▸ **Problem to solve**
Reproduce every line in the listing that contains the word "this".

▸ **Material provided**
-------------------------

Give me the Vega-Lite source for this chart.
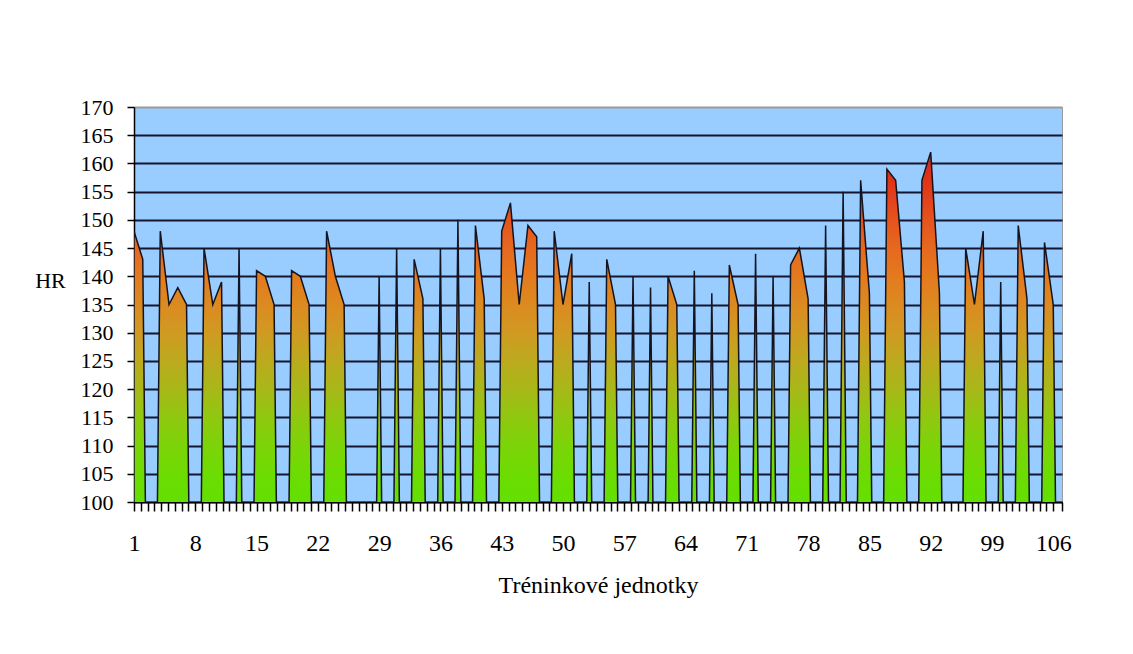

-------------------------

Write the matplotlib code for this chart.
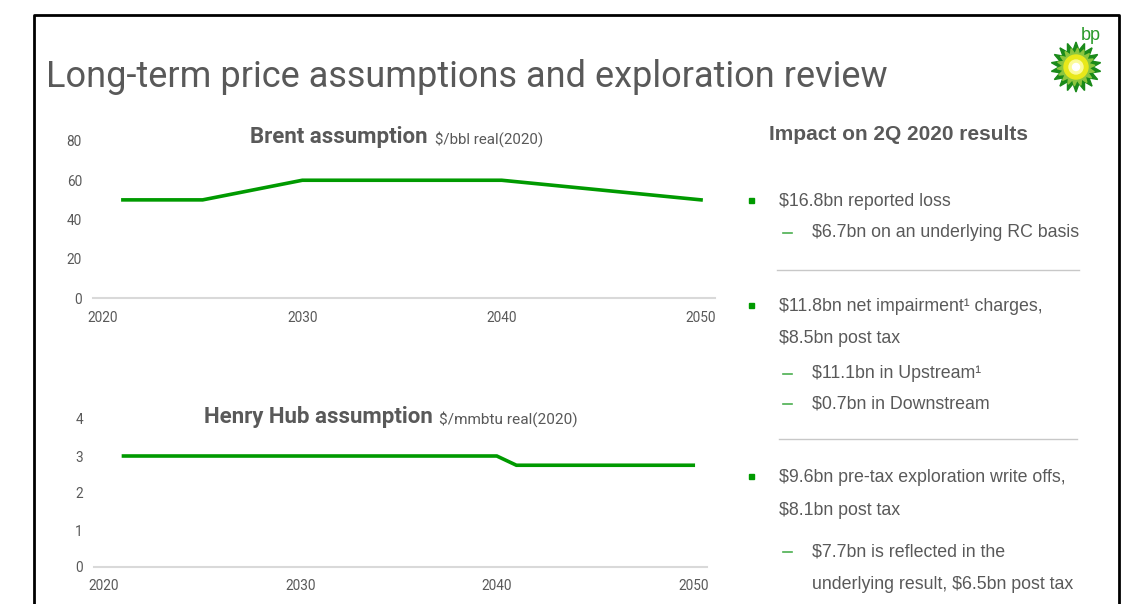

-------------------------

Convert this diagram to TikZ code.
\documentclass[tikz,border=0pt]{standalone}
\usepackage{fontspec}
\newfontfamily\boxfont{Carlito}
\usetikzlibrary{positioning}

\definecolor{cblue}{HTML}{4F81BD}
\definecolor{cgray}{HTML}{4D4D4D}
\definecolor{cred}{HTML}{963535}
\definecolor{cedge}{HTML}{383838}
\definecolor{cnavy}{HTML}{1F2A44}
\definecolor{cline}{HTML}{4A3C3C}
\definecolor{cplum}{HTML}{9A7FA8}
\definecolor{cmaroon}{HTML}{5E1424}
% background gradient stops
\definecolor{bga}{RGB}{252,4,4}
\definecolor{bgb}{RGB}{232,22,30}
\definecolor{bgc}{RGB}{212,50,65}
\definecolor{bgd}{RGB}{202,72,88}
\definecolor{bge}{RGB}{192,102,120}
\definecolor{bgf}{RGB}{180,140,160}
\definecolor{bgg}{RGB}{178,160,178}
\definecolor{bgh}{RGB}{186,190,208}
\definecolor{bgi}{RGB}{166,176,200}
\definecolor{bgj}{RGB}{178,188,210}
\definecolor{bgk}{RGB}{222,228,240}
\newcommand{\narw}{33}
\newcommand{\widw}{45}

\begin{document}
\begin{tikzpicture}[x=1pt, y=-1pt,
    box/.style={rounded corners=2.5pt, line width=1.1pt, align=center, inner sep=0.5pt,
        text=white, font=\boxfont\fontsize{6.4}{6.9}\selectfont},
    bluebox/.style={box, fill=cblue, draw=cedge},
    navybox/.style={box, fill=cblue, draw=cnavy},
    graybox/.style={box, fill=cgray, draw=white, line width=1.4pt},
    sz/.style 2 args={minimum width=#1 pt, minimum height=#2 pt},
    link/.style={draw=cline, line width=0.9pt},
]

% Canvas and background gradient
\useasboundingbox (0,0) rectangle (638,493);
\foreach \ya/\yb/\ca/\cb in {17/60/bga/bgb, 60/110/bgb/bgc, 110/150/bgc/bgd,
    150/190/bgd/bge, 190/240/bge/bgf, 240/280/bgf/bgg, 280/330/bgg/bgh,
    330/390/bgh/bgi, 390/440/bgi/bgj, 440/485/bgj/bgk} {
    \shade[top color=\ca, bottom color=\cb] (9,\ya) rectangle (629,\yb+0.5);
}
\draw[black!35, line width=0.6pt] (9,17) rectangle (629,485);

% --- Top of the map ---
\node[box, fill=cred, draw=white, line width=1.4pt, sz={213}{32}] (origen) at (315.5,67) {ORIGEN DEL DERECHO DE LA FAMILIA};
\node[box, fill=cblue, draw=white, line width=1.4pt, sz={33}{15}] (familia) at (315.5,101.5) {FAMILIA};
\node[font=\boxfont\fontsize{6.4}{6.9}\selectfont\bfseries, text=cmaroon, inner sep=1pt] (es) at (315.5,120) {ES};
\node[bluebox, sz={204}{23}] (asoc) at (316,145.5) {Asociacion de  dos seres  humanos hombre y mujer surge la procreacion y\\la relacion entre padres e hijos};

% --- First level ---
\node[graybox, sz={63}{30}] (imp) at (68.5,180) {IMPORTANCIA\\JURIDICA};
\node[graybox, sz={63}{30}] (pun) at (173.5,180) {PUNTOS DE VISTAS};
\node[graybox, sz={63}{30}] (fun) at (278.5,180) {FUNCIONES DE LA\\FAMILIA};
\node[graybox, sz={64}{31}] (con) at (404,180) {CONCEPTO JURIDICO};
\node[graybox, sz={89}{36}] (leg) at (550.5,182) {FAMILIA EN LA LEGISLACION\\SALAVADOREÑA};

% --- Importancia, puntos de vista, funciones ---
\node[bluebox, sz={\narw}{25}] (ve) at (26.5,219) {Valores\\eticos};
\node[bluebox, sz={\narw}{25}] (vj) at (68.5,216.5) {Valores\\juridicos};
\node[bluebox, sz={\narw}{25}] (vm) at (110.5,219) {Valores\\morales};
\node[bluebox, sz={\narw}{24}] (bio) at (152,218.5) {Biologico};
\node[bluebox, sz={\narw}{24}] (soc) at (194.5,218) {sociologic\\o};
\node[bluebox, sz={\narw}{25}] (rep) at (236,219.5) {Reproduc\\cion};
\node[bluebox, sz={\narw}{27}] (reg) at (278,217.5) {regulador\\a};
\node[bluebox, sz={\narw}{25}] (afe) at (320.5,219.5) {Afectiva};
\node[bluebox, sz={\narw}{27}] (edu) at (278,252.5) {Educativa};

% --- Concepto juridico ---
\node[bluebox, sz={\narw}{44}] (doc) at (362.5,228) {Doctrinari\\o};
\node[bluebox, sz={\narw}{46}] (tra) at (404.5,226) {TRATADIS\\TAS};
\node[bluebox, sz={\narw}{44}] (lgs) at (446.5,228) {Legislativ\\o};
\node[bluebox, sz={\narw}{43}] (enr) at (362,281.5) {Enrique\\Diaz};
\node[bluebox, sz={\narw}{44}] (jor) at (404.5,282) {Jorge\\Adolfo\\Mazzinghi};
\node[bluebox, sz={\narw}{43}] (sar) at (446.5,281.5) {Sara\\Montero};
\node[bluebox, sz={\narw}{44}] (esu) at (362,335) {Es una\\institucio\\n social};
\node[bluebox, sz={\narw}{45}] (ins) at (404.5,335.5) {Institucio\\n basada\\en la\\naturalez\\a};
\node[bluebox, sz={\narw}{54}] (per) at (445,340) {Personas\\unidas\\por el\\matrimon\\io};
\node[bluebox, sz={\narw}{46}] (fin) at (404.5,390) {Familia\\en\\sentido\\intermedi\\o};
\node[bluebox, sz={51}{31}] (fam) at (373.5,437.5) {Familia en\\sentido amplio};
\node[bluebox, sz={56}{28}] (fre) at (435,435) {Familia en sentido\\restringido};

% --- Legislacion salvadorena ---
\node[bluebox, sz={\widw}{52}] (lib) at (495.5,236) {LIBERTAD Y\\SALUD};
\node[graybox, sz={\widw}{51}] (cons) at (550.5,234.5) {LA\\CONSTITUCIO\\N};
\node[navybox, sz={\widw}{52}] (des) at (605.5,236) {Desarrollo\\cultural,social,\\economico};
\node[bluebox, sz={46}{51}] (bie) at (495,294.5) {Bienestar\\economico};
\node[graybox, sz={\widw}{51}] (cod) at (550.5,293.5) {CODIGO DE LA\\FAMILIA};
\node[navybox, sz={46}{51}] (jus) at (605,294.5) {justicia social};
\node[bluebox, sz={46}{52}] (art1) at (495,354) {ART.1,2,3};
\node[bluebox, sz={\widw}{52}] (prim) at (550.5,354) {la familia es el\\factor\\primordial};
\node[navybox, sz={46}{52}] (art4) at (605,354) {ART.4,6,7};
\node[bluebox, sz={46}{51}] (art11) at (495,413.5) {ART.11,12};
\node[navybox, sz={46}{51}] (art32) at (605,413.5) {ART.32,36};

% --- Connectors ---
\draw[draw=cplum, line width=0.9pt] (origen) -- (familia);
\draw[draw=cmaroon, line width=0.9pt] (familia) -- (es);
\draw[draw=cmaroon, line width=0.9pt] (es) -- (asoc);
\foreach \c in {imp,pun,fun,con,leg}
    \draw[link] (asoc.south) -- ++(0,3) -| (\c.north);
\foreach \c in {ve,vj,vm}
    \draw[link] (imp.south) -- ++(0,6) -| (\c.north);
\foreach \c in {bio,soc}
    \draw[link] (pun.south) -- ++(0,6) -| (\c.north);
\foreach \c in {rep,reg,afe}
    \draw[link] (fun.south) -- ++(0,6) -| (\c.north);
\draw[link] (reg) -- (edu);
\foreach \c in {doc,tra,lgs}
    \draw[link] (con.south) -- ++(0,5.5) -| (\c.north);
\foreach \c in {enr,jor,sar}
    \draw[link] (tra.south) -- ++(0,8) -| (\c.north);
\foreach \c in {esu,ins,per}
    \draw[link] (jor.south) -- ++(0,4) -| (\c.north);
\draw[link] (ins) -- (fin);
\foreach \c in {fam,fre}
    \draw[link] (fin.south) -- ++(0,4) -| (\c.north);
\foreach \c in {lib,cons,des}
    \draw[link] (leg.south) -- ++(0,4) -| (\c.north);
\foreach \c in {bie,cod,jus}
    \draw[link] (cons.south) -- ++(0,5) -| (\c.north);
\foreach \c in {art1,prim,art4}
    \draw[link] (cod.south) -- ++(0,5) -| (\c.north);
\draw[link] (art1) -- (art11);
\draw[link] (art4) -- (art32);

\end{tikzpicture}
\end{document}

-------------------------

▸ **Exercise response**
Give me the Vega-Lite source for this chart.
Write the matplotlib code for this chart.
Convert this diagram to TikZ code.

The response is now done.